GIVEN TASK
Your task is to print, exactly and only, the lines from the start of the entries below through the line with "const points = xValues.map((x, i)". Include both ends, but skip the pictures.

----

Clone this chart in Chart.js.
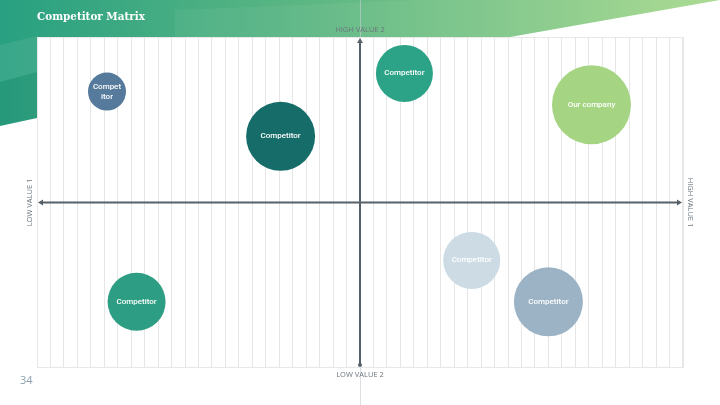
<!DOCTYPE html>
<html>
<head>
<meta charset="utf-8">
<script src="https://cdn.jsdelivr.net/npm/chart.js@4.4.1/dist/chart.umd.min.js"></script>
<style>
  html, body { margin: 0; padding: 0; background: #ffffff; }
  #wrap { position: relative; width: 720px; height: 405px; overflow: hidden; }
  canvas { position: absolute; left: 0; top: 0; }
</style>
</head>
<body>
<div id="wrap"><canvas id="c" width="720" height="405"></canvas></div>
<script>
// ---- data ----
const title = 'Competitor Matrix';
const pageNumber = '34';
const bubbleLabels = ['Compet\nitor', 'Competitor', 'Competitor', 'Our company', 'Competitor', 'Competitor', 'Competitor'];
const xValues = [-18.8, -5.9, 3.3, 17.2, 8.3, 14.0, -16.6];
const yValues = [6.7, 4.0, 7.8, 5.9, -3.5, -6.0, -6.0];
const sizes = [19, 34.5, 28.5, 39.5, 28.5, 34.5, 29];
const bubbleColors = ['#557a9b', '#156c69', '#2ca287', '#a5d582', '#cddbe5', '#9bb3c5', '#2d9e83'];
const axisLabels = { top: 'HIGH VALUE 2', bottom: 'LOW VALUE 2', left: 'LOW VALUE 1', right: 'HIGH VALUE 1' };
const xRange = [-24, 24];
const yRange = [-10, 10];

const points = xValues.map((x, i) => ({ x: x, y: yValues[i], r: sizes[i] }));

const backgroundPlugin = {
  id: 'bg',
  beforeDraw(chart) {
    const ctx = chart.ctx;
    ctx.save();
    const g = ctx.createLinearGradient(0, 0, 720, 0);
    g.addColorStop(0, '#28a081');
    g.addColorStop(0.45, '#5fb883');
    g.addColorStop(1, '#a8d98e');
    ctx.fillStyle = g;
    ctx.beginPath();
    ctx.moveTo(0, 0);
    ctx.lineTo(720, 0);
    ctx.lineTo(510, 37);
    ctx.lineTo(37, 37);
    ctx.lineTo(37, 118);
    ctx.lineTo(0, 126);
    ctx.closePath();
    ctx.fill();
    ctx.fillStyle = 'rgba(255,255,255,0.05)';
    ctx.beginPath();
    ctx.moveTo(175, 37);
    ctx.lineTo(175, 10);
    ctx.lineTo(420, 0);
    ctx.lineTo(720, 0);
    ctx.lineTo(510, 37);
    ctx.closePath();
    ctx.fill();
    ctx.fillStyle = 'rgba(255,255,255,0.08)';
    ctx.beginPath();
    ctx.moveTo(0, 45);
    ctx.lineTo(37, 36);
    ctx.lineTo(37, 72);
    ctx.lineTo(0, 82);
    ctx.closePath();
    ctx.fill();
    ctx.fillStyle = 'rgba(0,0,0,0.04)';
    ctx.beginPath();
    ctx.moveTo(0, 82);
    ctx.lineTo(37, 72);
    ctx.lineTo(37, 118);
    ctx.lineTo(0, 126);
    ctx.closePath();
    ctx.fill();
    // title
    ctx.fillStyle = '#ffffff';
    ctx.font = 'bold 11.5px "DejaVu Serif Condensed", "DejaVu Serif", serif';
    ctx.textBaseline = 'middle';
    ctx.textAlign = 'left';
    ctx.fillText(title, 37, 17.5);
    // faint page center line
    ctx.strokeStyle = 'rgba(200,205,210,0.6)';
    ctx.lineWidth = 1;
    ctx.beginPath();
    ctx.moveTo(360.5, 0);
    ctx.lineTo(360.5, 405);
    ctx.stroke();
    const a = chart.chartArea;
    ctx.fillStyle = '#ffffff';
    ctx.fillRect(a.left, a.top, a.right - a.left, a.bottom - a.top);
    ctx.restore();
  }
};

const axesPlugin = {
  id: 'axesArrows',
  beforeDatasetsDraw(chart) {
    const ctx = chart.ctx;
    const a = chart.chartArea;
    const xs = chart.scales.x, ys = chart.scales.y;
    const x0 = xs.getPixelForValue(0);
    const y0 = ys.getPixelForValue(0);
    ctx.save();
    ctx.strokeStyle = '#e8e8e8';
    ctx.lineWidth = 1;
    ctx.strokeRect(a.left + 0.5, a.top + 0.5, a.right - a.left - 1, a.bottom - a.top - 1);
    ctx.strokeStyle = '#57616a';
    ctx.fillStyle = '#57616a';
    ctx.lineWidth = 2;
    ctx.beginPath();
    ctx.moveTo(a.left + 4, y0);
    ctx.lineTo(a.right - 4, y0);
    ctx.stroke();
    const head = (x, y, dx, dy) => {
      ctx.beginPath();
      ctx.moveTo(x, y);
      ctx.lineTo(x - dx * 5 + dy * 3, y - dy * 5 + dx * 3);
      ctx.lineTo(x - dx * 5 - dy * 3, y - dy * 5 - dx * 3);
      ctx.closePath();
      ctx.fill();
    };
    head(a.left + 1, y0, -1, 0);
    head(a.right - 1, y0, 1, 0);
    ctx.beginPath();
    ctx.moveTo(x0, a.top + 4);
    ctx.lineTo(x0, a.bottom - 3);
    ctx.stroke();
    head(x0, a.top + 1, 0, -1);
    ctx.beginPath();
    ctx.arc(x0, a.bottom - 3, 2, 0, Math.PI * 2);
    ctx.fill();
    ctx.fillStyle = '#6b757e';
    ctx.font = '7.5px "Open Sans", sans-serif';
    ctx.textAlign = 'center';
    ctx.textBaseline = 'middle';
    ctx.fillText(axisLabels.top, x0, 29.5);
    ctx.fillText(axisLabels.bottom, x0, 374.5);
    ctx.save();
    ctx.translate(29.5, y0);
    ctx.rotate(-Math.PI / 2);
    ctx.fillText(axisLabels.left, 0, 0);
    ctx.restore();
    ctx.save();
    ctx.translate(690, y0);
    ctx.rotate(Math.PI / 2);
    ctx.fillText(axisLabels.right, 0, 0);
    ctx.restore();
    ctx.fillStyle = '#8ba1b1';
    ctx.font = '11px "Open Sans", sans-serif';
    ctx.textAlign = 'left';
    ctx.fillText(pageNumber, 20, 380.5);
    ctx.restore();
  },
  afterDatasetsDraw(chart) {
    const ctx = chart.ctx;
    const meta = chart.getDatasetMeta(0);
    ctx.save();
    ctx.fillStyle = '#ffffff';
    ctx.font = '500 8px Roboto, "Open Sans", sans-serif';
    ctx.textAlign = 'center';
    ctx.textBaseline = 'middle';
    meta.data.forEach((el, i) => {
      const lines = bubbleLabels[i].split('\n');
      const lh = 10;
      lines.forEach((ln, j) => {
        ctx.fillText(ln, el.x, el.y + (j - (lines.length - 1) / 2) * lh);
      });
    });
    ctx.restore();
  }
};

new Chart(document.getElementById('c'), {
  type: 'bubble',
  data: {
    datasets: [{
      data: points,
      backgroundColor: bubbleColors,
      borderWidth: 0,
      hoverBorderWidth: 0,
      hoverRadius: 0,
      clip: false
    }]
  },
  options: {
    responsive: false,
    animation: false,
    events: [],
    layout: { autoPadding: false, padding: { left: 37, right: 37, top: 37, bottom: 37 } },
    plugins: { legend: { display: false }, tooltip: { enabled: false } },
    scales: {
      x: {
        min: xRange[0], max: xRange[1],
        ticks: { display: false, stepSize: 1 },
        grid: { color: '#e6e6e6', lineWidth: 1, drawTicks: false },
        border: { display: false }
      },
      y: {
        display: false,
        min: yRange[0], max: yRange[1]
      }
    }
  },
  plugins: [backgroundPlugin, axesPlugin]
});
</script>
</body>
</html>
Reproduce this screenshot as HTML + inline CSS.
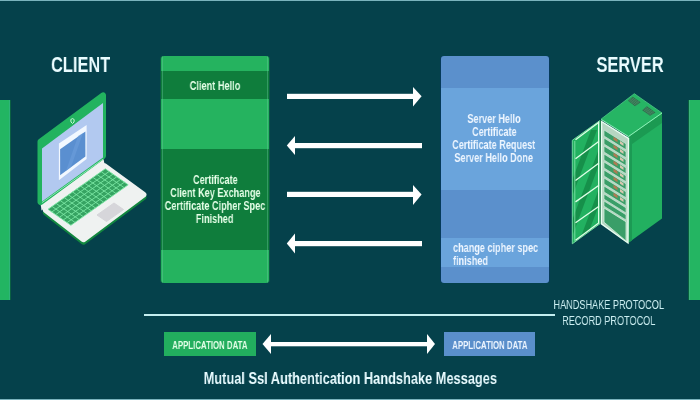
<!DOCTYPE html>
<html><head><meta charset="utf-8">
<style>
html,body{margin:0;padding:0;}
body{width:700px;height:400px;overflow:hidden;background:#05414b;position:relative;font-family:"Liberation Sans",sans-serif;}
.a{position:absolute;}
.ln{position:absolute;white-space:nowrap;font-weight:bold;text-align:center;}
.ln span{display:inline-block;will-change:transform;}
.ln{will-change:transform;}
</style></head><body>
<div class="a" style="left:0;top:0;width:700px;height:1px;background:#7ab3bd"></div>
<div class="a" style="left:0;top:399px;width:700px;height:1px;background:#7ab3bd"></div>
<div class="a" style="left:0;top:100px;width:9px;height:200px;background:#22b562"></div>
<div class="a" style="left:9px;top:100px;width:1px;height:200px;background:#2fb47a"></div>
<div class="a" style="left:10px;top:100px;width:1px;height:200px;background:#0a6042"></div>
<div class="a" style="left:688px;top:100px;width:1px;height:200px;background:#08603e"></div>
<div class="a" style="left:689px;top:100px;width:1px;height:200px;background:#3cb47c"></div>
<div class="a" style="left:690px;top:100px;width:10px;height:200px;background:#24b562"></div>

<svg class="a" style="left:0;top:0" width="700" height="400">
<polygon points="45.92,212.54 104.04,168.53 143.43,197.13 83.35,241.73" fill="#12873f" stroke="#12873f" stroke-width="6" stroke-linejoin="round"/>
<polygon points="45.92,210.04 104.04,166.03 143.43,194.63 83.35,239.23" fill="#eff2f1" stroke="#eff2f1" stroke-width="6" stroke-linejoin="round"/>
<polygon points="40.50,203.00 103.00,157.00 104.50,163.50 41.50,210.50" fill="#eff2f1"/>
<polygon points="40.50,141.60 103.00,95.40 103.00,156.00 40.50,202.00" fill="#22b35f" stroke="#22b35f" stroke-width="6" stroke-linejoin="round"/>
<polygon points="42.00,148.40 103.00,103.10 103.00,157.50 42.00,201.50" fill="#b2c9f0"/>
<line x1="42" y1="202.6" x2="103" y2="159.2" stroke="#8ae8b0" stroke-width="1"/>
<polygon points="58.90,143.60 86.60,124.90 86.60,159.00 58.90,180.20" fill="#f2f8ff"/>
<polygon points="60.10,149.30 85.40,131.40 85.40,156.60 60.10,175.30" fill="#5a8fd0"/>
<polygon points="66.00,171.00 78.00,136.00 83.00,133.00 71.00,167.00" fill="#6d9fdc" opacity="0.6"/>
<path d="M70.8,119.5 L72.6,118.6 L74.2,119.6 L74,122 L72.5,123.5 L71,122 Z" fill="none" stroke="#d8ffe0" stroke-width="0.9"/>
<polygon points="48.00,209.30 105.30,168.80 128.20,184.80 70.90,225.30" fill="#36a362"/>
<path d="M48.00,209.30L70.90,225.30M52.09,206.41L74.99,222.41M56.19,203.51L79.09,219.51M60.28,200.62L83.18,216.62M64.37,197.73L87.27,213.73M68.46,194.84L91.36,210.84M72.56,191.94L95.46,207.94M76.65,189.05L99.55,205.05M80.74,186.16L103.64,202.16M84.84,183.26L107.74,199.26M88.93,180.37L111.83,196.37M93.02,177.48L115.92,193.48M97.11,174.59L120.01,190.59M101.21,171.69L124.11,187.69M105.30,168.80L128.20,184.80M48.00,209.30L105.30,168.80M51.82,211.97L109.12,171.47M55.63,214.63L112.93,174.13M59.45,217.30L116.75,176.80M63.27,219.97L120.57,179.47M67.08,222.63L124.38,182.13M70.90,225.30L128.20,184.80" stroke="#7ae6a4" stroke-width="0.9" fill="none"/>
<polygon points="114.00,203.00 123.50,209.50 106.50,221.50 97.00,215.00" fill="#d6d6da" stroke="#d6d6da" stroke-width="1" stroke-linejoin="round"/>
<defs><clipPath id="dc"><polygon points="572.30,140.30 600.00,120.50 600.00,223.70 572.30,243.80"/></clipPath></defs>
<polygon points="572.30,140.30 600.00,120.50 600.00,223.70 572.30,243.80" fill="#22b160"/>
<g clip-path="url(#dc)" fill="#16904a"><polygon points="546.00,250.00 552.00,250.00 597.00,130.00 591.00,130.00"/><polygon points="561.00,250.00 567.00,250.00 612.00,130.00 606.00,130.00"/><polygon points="576.00,250.00 582.00,250.00 627.00,130.00 621.00,130.00"/><polygon points="591.00,250.00 597.00,250.00 642.00,130.00 636.00,130.00"/><polygon points="606.00,250.00 612.00,250.00 657.00,130.00 651.00,130.00"/></g>
<polygon points="572.30,140.30 600.00,120.50 600.00,223.70 572.30,243.80" fill="none" stroke="#6fd89c" stroke-width="1"/>
<line x1="574.8" y1="141" x2="574.8" y2="241.5" stroke="#8ae8b0" stroke-width="0.8"/>
<line x1="598.6" y1="121.5" x2="598.6" y2="223" stroke="#e0ffe8" stroke-width="1.2"/>
<line x1="575.5" y1="139.8" x2="599" y2="122.3" stroke="#e0ffe8" stroke-width="1.3"/>
<line x1="575.5" y1="158.7" x2="599" y2="141.2" stroke="#e0ffe8" stroke-width="1.3"/>
<line x1="575.5" y1="180.6" x2="599" y2="163.1" stroke="#e0ffe8" stroke-width="1.3"/>
<line x1="575.5" y1="201.9" x2="599" y2="185.2" stroke="#e0ffe8" stroke-width="1.3"/>
<line x1="575.5" y1="222.8" x2="599" y2="206.2" stroke="#e0ffe8" stroke-width="1.3"/>
<line x1="575.5" y1="240.3" x2="599" y2="222.8" stroke="#e0ffe8" stroke-width="1.3"/>
<line x1="600.5" y1="120" x2="600.5" y2="224" stroke="#0e6e3a" stroke-width="1.2"/>
<polygon points="628.50,136.50 662.00,113.00 662.00,218.60 628.00,243.00" fill="#22b060"/>
<polygon points="628.50,136.50 662.00,113.00 662.00,123.00 628.50,146.50" fill="#1b9a52"/>
<polygon points="628.50,137.00 632.00,134.50 632.00,240.50 628.20,243.00" fill="#1c9a54"/>
<polygon points="634.30,93.70 662.00,113.00 628.50,136.50 601.20,119.00" fill="#26b564" stroke="#4cc985" stroke-width="0.8" stroke-linejoin="round"/>
<polyline points="601.20,119.50 628.50,136.50 662.00,113.00" fill="none" stroke="#8af0b4" stroke-width="1"/>
<polygon points="632.70,96.80 640.60,102.30 635.00,106.30 628.00,100.70" fill="#2a6e4a"/>
<path d="M634.28,97.90L629.40,101.82M631.76,97.58L639.48,103.10M635.86,99.00L630.80,102.94M630.82,98.36L638.36,103.90M637.44,100.10L632.20,104.06M629.88,99.14L637.24,104.70M639.02,101.20L633.60,105.18M628.94,99.92L636.12,105.50" stroke="#4d8a68" stroke-width="0.6"/>
<polygon points="646.90,106.30 655.50,112.60 650.00,115.70 642.20,110.20" fill="#2a6e4a"/>
<path d="M648.62,107.56L643.76,111.30M645.96,107.08L654.40,113.22M650.34,108.82L645.32,112.40M645.02,107.86L653.30,113.84M652.06,110.08L646.88,113.50M644.08,108.64L652.20,114.46M653.78,111.34L648.44,114.60M643.14,109.42L651.10,115.08" stroke="#4d8a68" stroke-width="0.6"/>
<polygon points="601.60,121.50 628.50,138.30 628.00,243.00 601.40,223.80" fill="#b6d6c2"/>
<polygon points="601.60,121.50 628.50,138.30 628.00,243.00 601.40,223.80" fill="none" stroke="#eafff2" stroke-width="1.4"/>
<polygon points="604.00,130.00 626.00,143.74 626.00,149.74 604.00,136.00" fill="#3a9e68" stroke="#cfe8d8" stroke-width="0.7"/>
<polygon points="613.50,136.73 617.50,139.23 617.50,142.23 613.50,139.73" fill="#b07a52"/>
<polygon points="620.00,140.99 623.50,143.18 623.50,145.98 620.00,143.79" fill="#d8c8b0"/>
<polygon points="604.00,138.00 626.00,151.74 626.00,157.74 604.00,144.00" fill="#3a9e68" stroke="#cfe8d8" stroke-width="0.7"/>
<polygon points="613.50,144.73 617.50,147.23 617.50,150.23 613.50,147.73" fill="#b07a52"/>
<polygon points="620.00,148.99 623.50,151.18 623.50,153.98 620.00,151.79" fill="#d8c8b0"/>
<polygon points="604.00,146.00 626.00,159.74 626.00,165.74 604.00,152.00" fill="#3a9e68" stroke="#cfe8d8" stroke-width="0.7"/>
<polygon points="613.50,152.73 617.50,155.23 617.50,158.23 613.50,155.73" fill="#b07a52"/>
<polygon points="620.00,156.99 623.50,159.18 623.50,161.98 620.00,159.79" fill="#d8c8b0"/>
<polygon points="604.00,154.00 626.00,167.74 626.00,173.74 604.00,160.00" fill="#3a9e68" stroke="#cfe8d8" stroke-width="0.7"/>
<polygon points="613.50,160.73 617.50,163.23 617.50,166.23 613.50,163.73" fill="#b07a52"/>
<polygon points="620.00,164.99 623.50,167.18 623.50,169.98 620.00,167.79" fill="#d8c8b0"/>
<polygon points="604.00,162.00 626.00,175.74 626.00,181.74 604.00,168.00" fill="#3a9e68" stroke="#cfe8d8" stroke-width="0.7"/>
<polygon points="613.50,168.73 617.50,171.23 617.50,174.23 613.50,171.73" fill="#b07a52"/>
<polygon points="620.00,172.99 623.50,175.18 623.50,177.98 620.00,175.79" fill="#d8c8b0"/>
<polygon points="604.00,170.00 626.00,183.74 626.00,189.74 604.00,176.00" fill="#3a9e68" stroke="#cfe8d8" stroke-width="0.7"/>
<polygon points="613.50,176.73 617.50,179.23 617.50,182.23 613.50,179.73" fill="#b07a52"/>
<polygon points="620.00,180.99 623.50,183.18 623.50,185.98 620.00,183.79" fill="#d8c8b0"/>
<polygon points="604.00,178.00 626.00,191.74 626.00,197.74 604.00,184.00" fill="#3a9e68" stroke="#cfe8d8" stroke-width="0.7"/>
<polygon points="613.50,184.73 617.50,187.23 617.50,190.23 613.50,187.73" fill="#b07a52"/>
<polygon points="620.00,188.99 623.50,191.18 623.50,193.98 620.00,191.79" fill="#d8c8b0"/>
<polygon points="604.00,186.00 626.00,199.74 626.00,205.74 604.00,192.00" fill="#3a9e68" stroke="#cfe8d8" stroke-width="0.7"/>
<polygon points="613.50,192.73 617.50,195.23 617.50,198.23 613.50,195.73" fill="#b07a52"/>
<polygon points="620.00,196.99 623.50,199.18 623.50,201.98 620.00,199.79" fill="#d8c8b0"/>
<polygon points="604.00,194.00 626.00,207.74 626.00,212.94 604.00,199.20" fill="#3a9e68" stroke="#cfe8d8" stroke-width="0.7"/>
<polygon points="604.00,201.00 626.00,214.74 626.00,219.94 604.00,206.20" fill="#3a9e68" stroke="#cfe8d8" stroke-width="0.7"/>
<polygon points="604.00,208.00 626.00,221.74 626.00,241.00 604.00,222.20" fill="#3a9e68" stroke="#d0f0dc" stroke-width="0.8"/>
</svg>

<div class="ln" style="left:0px;top:53.6px;width:161px;font-size:22.5px;line-height:22px;color:#eafcff"><span style="transform:scaleX(0.73)">CLIENT</span></div>
<div class="ln" style="left:530px;top:53.6px;width:200px;font-size:22.5px;line-height:22px;color:#eafcff"><span style="transform:scaleX(0.73)">SERVER</span></div>

<div class="a" style="left:161px;top:56px;width:108px;height:227px;background:#25b35f;border-radius:3px;overflow:hidden;box-shadow:-1px 0 0 #0a5a44,1px 0 0 #0a5a44">
  <div class="a" style="left:0;top:15px;width:108px;height:28px;background:#0f7d3c"></div>
  <div class="a" style="left:0;top:93px;width:108px;height:101px;background:#0f7d3c"></div>
  <div class="a" style="left:1px;top:0;width:1px;height:227px;background:rgba(120,210,170,0.35)"></div>
  <div class="a" style="left:106px;top:0;width:1px;height:227px;background:rgba(120,210,170,0.35)"></div>
</div>
<div class="a" style="left:441px;top:56px;width:108px;height:227px;background:#5b90cc;border-radius:3px;overflow:hidden;box-shadow:-1px 0 0 #053a5a,1px 0 0 #053a5a">
  <div class="a" style="left:0;top:32px;width:108px;height:102px;background:#6aa4dc"></div>
  <div class="a" style="left:0;top:182px;width:108px;height:29px;background:#6aa4dc"></div>
</div>

<svg class="a" style="left:0;top:0" width="700" height="400">
  <g fill="#ffffff">
    <rect x="287" y="93.8" width="127" height="5.2"/>
    <polygon points="413,87 421.6,96.3 413,106.5"/>
    <rect x="294" y="143" width="128" height="5.2"/>
    <polygon points="295,136 286.8,145.5 295,155"/>
    <rect x="287" y="191.8" width="127" height="5.2"/>
    <polygon points="413,185 421.6,194.5 413,205"/>
    <rect x="294" y="241" width="128" height="5.2"/>
    <polygon points="295,233.6 286.8,243.5 295,253.5"/>
    <rect x="270" y="342" width="158" height="4.3"/>
    <polygon points="271,334 262.5,344 271,354"/>
    <polygon points="427,334 435,344 427,354"/>
  </g>
  <rect x="144" y="314" width="411" height="2" fill="#c4eef0"/>
</svg>

<div class="ln" style="left:141px;top:80px;width:148px;font-size:12px;line-height:12px;color:#e6ffe8"><span style="transform:scaleX(0.766)">Client Hello</span></div>
<div class="ln" style="left:141px;top:174px;width:148px;font-size:12px;line-height:13px;color:#e6ffe8">
<div><span style="transform:scaleX(0.762)">Certificate</span></div>
<div><span style="transform:scaleX(0.762)">Client Key Exchange</span></div>
<div><span style="transform:scaleX(0.762)">Certificate Cipher Spec</span></div>
<div><span style="transform:scaleX(0.762)">Finished</span></div>
</div>
<div class="ln" style="left:420px;top:112.5px;width:148px;font-size:12px;line-height:13px;color:#eef6ff">
<div><span style="transform:scaleX(0.76)">Server Hello</span></div>
<div><span style="transform:scaleX(0.76)">Certificate</span></div>
<div><span style="transform:scaleX(0.76)">Certificate Request</span></div>
<div><span style="transform:scaleX(0.76)">Server Hello Done</span></div>
</div>
<div class="ln" style="left:452.5px;top:241.5px;text-align:left;font-size:12px;line-height:13px;color:#eef6ff;transform-origin:0 0;transform:scaleX(0.76)">
<div>change cipher spec</div>
<div>finished</div>
</div>
<div class="ln" style="left:509px;top:297px;width:200px;font-size:12.7px;line-height:16px;font-weight:normal;color:#cdeff2">
<div><span style="transform:scaleX(0.72)">HANDSHAKE PROTOCOL</span></div>
<div><span style="transform:scaleX(0.72)">RECORD PROTOCOL</span></div>
</div>
<div class="a" style="left:164px;top:332px;width:92px;height:24px;background:#22ae5e"></div>
<div class="a" style="left:444px;top:332px;width:91px;height:24px;background:#5a8fcb"></div>
<div class="ln" style="left:130px;top:339.5px;width:160px;font-size:11px;line-height:11px;color:#e4ffe8"><span style="transform:scaleX(0.713)">APPLICATION DATA</span></div>
<div class="ln" style="left:409.5px;top:339.5px;width:160px;font-size:11px;line-height:11px;color:#eef6ff"><span style="transform:scaleX(0.713)">APPLICATION DATA</span></div>
<div class="ln" style="left:150px;top:370.8px;width:400px;font-size:16px;line-height:16px;color:#e8fbff"><span style="transform:scaleX(0.80)">Mutual Ssl Authentication Handshake Messages</span></div>
</body></html>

----

CORRECT RESULT
Clone this chart in Chart.js.
<!DOCTYPE html>
<html>
<head>
<meta charset="utf-8">
<script src="https://cdn.jsdelivr.net/npm/chart.js@4.4.1/dist/chart.umd.min.js"></script>
<style>
  html, body { margin: 0; padding: 0; background: #ffffff; }
  #wrap { position: relative; width: 720px; height: 405px; overflow: hidden; }
  canvas { position: absolute; left: 0; top: 0; }
</style>
</head>
<body>
<div id="wrap"><canvas id="c" width="720" height="405"></canvas></div>
<script>
// ---- data ----
const title = 'Competitor Matrix';
const pageNumber = '34';
const bubbleLabels = ['Compet\nitor', 'Competitor', 'Competitor', 'Our company', 'Competitor', 'Competitor', 'Competitor'];
const xValues = [-18.8, -5.9, 3.3, 17.2, 8.3, 14.0, -16.6];
const yValues = [6.7, 4.0, 7.8, 5.9, -3.5, -6.0, -6.0];
const sizes = [19, 34.5, 28.5, 39.5, 28.5, 34.5, 29];
const bubbleColors = ['#557a9b', '#156c69', '#2ca287', '#a5d582', '#cddbe5', '#9bb3c5', '#2d9e83'];
const axisLabels = { top: 'HIGH VALUE 2', bottom: 'LOW VALUE 2', left: 'LOW VALUE 1', right: 'HIGH VALUE 1' };
const xRange = [-24, 24];
const yRange = [-10, 10];

const points = xValues.map((x, i) => ({ x: x, y: yValues[i], r: sizes[i] }));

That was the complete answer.